The federal regulatory architecture has proudly unveiled yet another digital milestone in its ongoing campaign against international financial misconduct. Speaking at an interagency security gathering earlier this week, the Comptroller General of the Nigeria Customs Service, Bashir Adewale Adeniyi, announced a major operational expansion involving the deployment of automated currency declaration systems across the aviation sector. This high technology initiative, engineered in direct partnership with the Federal Airports Authority of Nigeria and the Nigeria Financial Intelligence Unit, is being aggressively promoted as a critical frontline defense against money laundering, transnational asset movement, and the financing of regional terrorism. Top administration officials are already pointing to this automated framework as a primary reason why Nigeria must maintain its recent hard won exit from the Financial Action Task Force grey list.
While this multi agency focus on technological modernization is commendable on paper, the strategic emphasis exposes a staggering disconnect from the actual geographic realities of transnational crime. Pouring immense capital and administrative focus into automated kiosks at heavily policed international terminals creates a highly visible but deeply superficial shield. Sophisticated money laundering syndicates and terror networks do not routinely pack millions of undeclared dollars into designer suitcases to pass through the intense security gauntlets of major airports, especially when the domestic back door remains entirely unhinged. The hard operational reality is that the overwhelming bulk of illicit financial flows, illegal weapons, and smuggled resources move silently across thousands of kilometers of porous, unmonitored land frontiers.
Relying on digital infrastructure at airport terminals while leaving land borders exposed is the administrative equivalent of locking the front screen door while the back wall of the house is missing. Section 4 of the Nigeria Customs Service Act 2023 mandates comprehensive border enforcement, yet regional security reports consistently paint a picture of total institutional paralysis along the land perimeters. While airport customs officials celebrate isolated cash seizures from commercial airline passengers, vast sums of illicit capital move untracked through informal bush paths and unmanned border crossings in the northern and western corridors. These funds directly grease the operational wheels of banditry and insurgency without ever intersecting with an automated system or an airport terminal database.
Furthermore, this structural fixation on aviation security ignores the systemic failure of trade based financial manipulation.

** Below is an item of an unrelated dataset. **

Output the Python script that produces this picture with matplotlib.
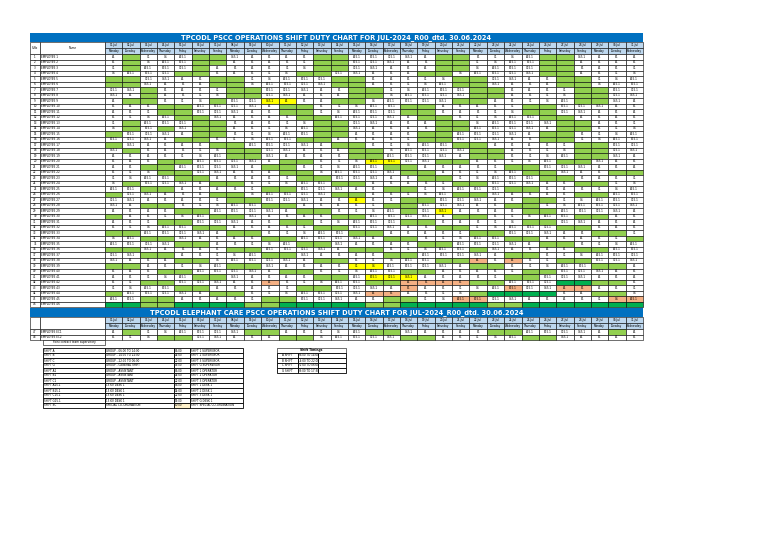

As the customs leadership itself acknowledged, modern criminal networks heavily utilize sophisticated invoicing fraud, under valuation, and over valuation within maritime shipping and commercial trade to move billions of Naira undetected. These complex financial maneuvers are executed entirely through digital bank transfers and corporate paperwork, completely bypassing physical airport screening lines. By treating physical currency detection at airports as the primary metric of success, the federal government is effectively playing a performative game of security theater while the actual macro economic channels of terror financing continue to thrive unhindered.
Therefore, this newspaper demands that the leadership of the Nigeria Customs Service and the Office of the National Security Adviser immediately pivot from airport optics and confront the vulnerability of our land borders. We call for an immediate redirection of capital away from redundant terminal software and into the aggressive deployment of mobile patrol units, border community intelligence networks, and non intrusive cargo scanning technology at regional land outposts. The automated systems at our airports are useful tools for basic compliance, but they will never serve as a substitute for real sovereign control over our physical territory. If the federal government does not urgently expand its financial surveillance to the actual land and maritime entry points where transnational syndicates operate, its highly praised technological shield will remain nothing more than an expensive illusion.